LAHORE: In order to overcome the shortage of ventilators during the COVID-19 pandemic, a group of volunteer engineers in Pakistan have designed a device that allows a single ventilator to support up to four patients at a time with the help of splitter valves.
A group of volunteers from all over Pakistan joined hands to develop affordable solutions for fighting the ongoing pandemic. There are doctors, biomedical professionals, engineers, academics, resource mobilisers and people from all walks of life in this group of 100 members and they are being joined by other volunteers as well. These Pakistani professionals aim to use 3D printing to manufacture ventilators, valves and required equipment for combatting coronavirus.
Dr Bilal Siddiqui (PhD) started this group and initially started putting things together with his students. Later, he started approaching other professionals to develop low cost ventilators, portable oxygen supplies, face masks and protection screens, respiratory valves, viral media tubes, non-contact thermometre and retrofitting existing vents to serve multiple patients.
24-year-old engineer Muhammad Abdullah Afzal is a graduate of University of Engineering and Technology (UET) Faisalabad Campus and is currently based in Lahore. He decided to create splitter valves along with his team when he learned that doctors in countries where the pandemic is worse have to choose between patients because of a shortage of ventilators. “It does not cost much can be used to provide care to multiple patients at a time,” he said.
He also said that it took the team about three to four days to prepare the value and they have already started supplying it to various hospitals in Lahore, including Sheikh Zayed, Mayo Hospital, Doctors Hospital and in other cities as well. “We have a whole team to receive queries and we soon follow up with their demands,” he added.
“Shaukat Khanum Memorial Cancer Hospital and Research Centre (SKMCH&RC) has tested it but they are still holding meetings to formally approve its usage. Once they decide on it, they will inform us. I am hopeful that this will be approved because it is being used in many countries under emergency circumstances,” Afzal said.
He said that saving lives is more important than certifications. “We have prepared comprehensive guidelines in consultation with international doctors who are in the country and we provide that guide along with the valves. Moreover, several papers have been written on these valves across the world,” he added.

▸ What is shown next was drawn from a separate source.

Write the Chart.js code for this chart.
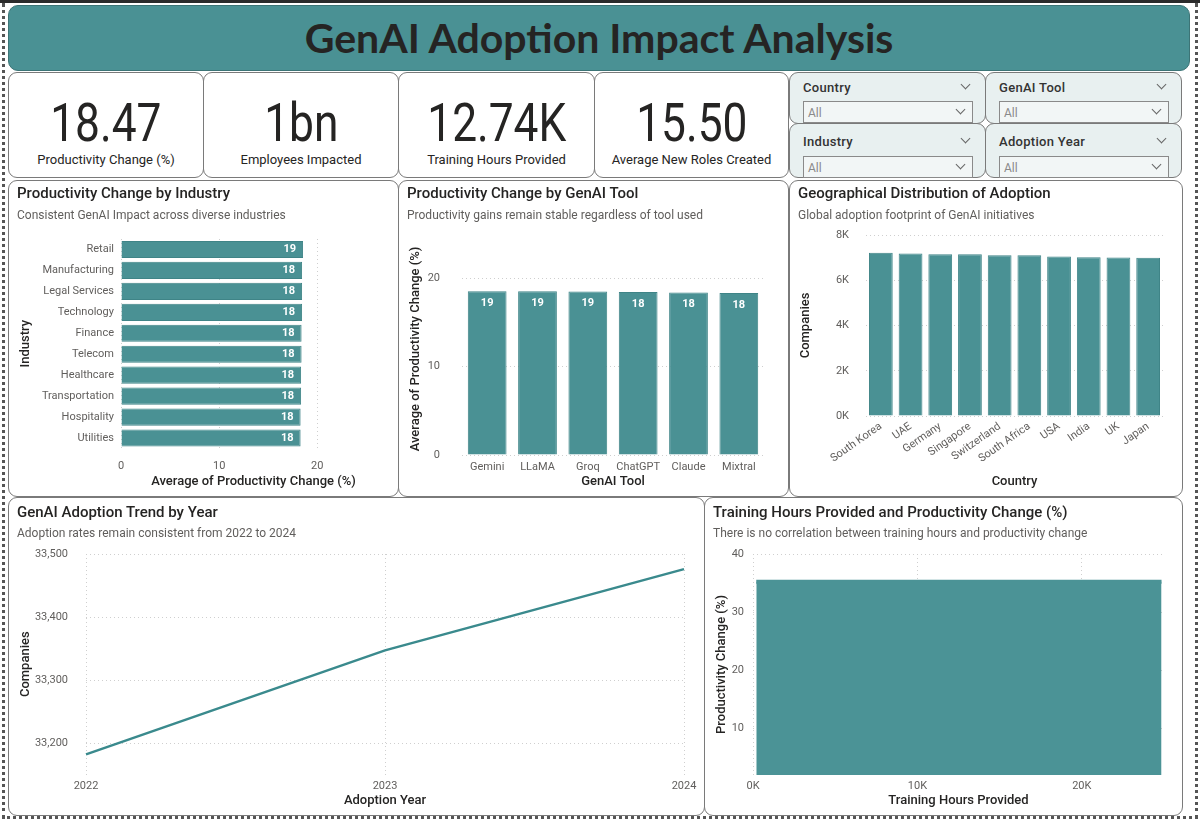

He further said that so far, they have received good feedback from a lot of hospitals. “Six of us are currently working on this project but people from across the country are joining us as well,” he added.
It is worth mentioning here that a healthcare provider in South Carolina, United States, had also created a device that allowed a single ventilator to support up to four patients at a time for combatting COVID-19. The ventilation expansion splitter can be produced cheaply with a 3D printer. The valve is attached to the ventilator and splits out the oxygen to patients. It also allows the flow of oxygen to be adjusted and optimized for each person. It is only meant for use in emergency situations where access to a ventilator could be a life-and-death matter.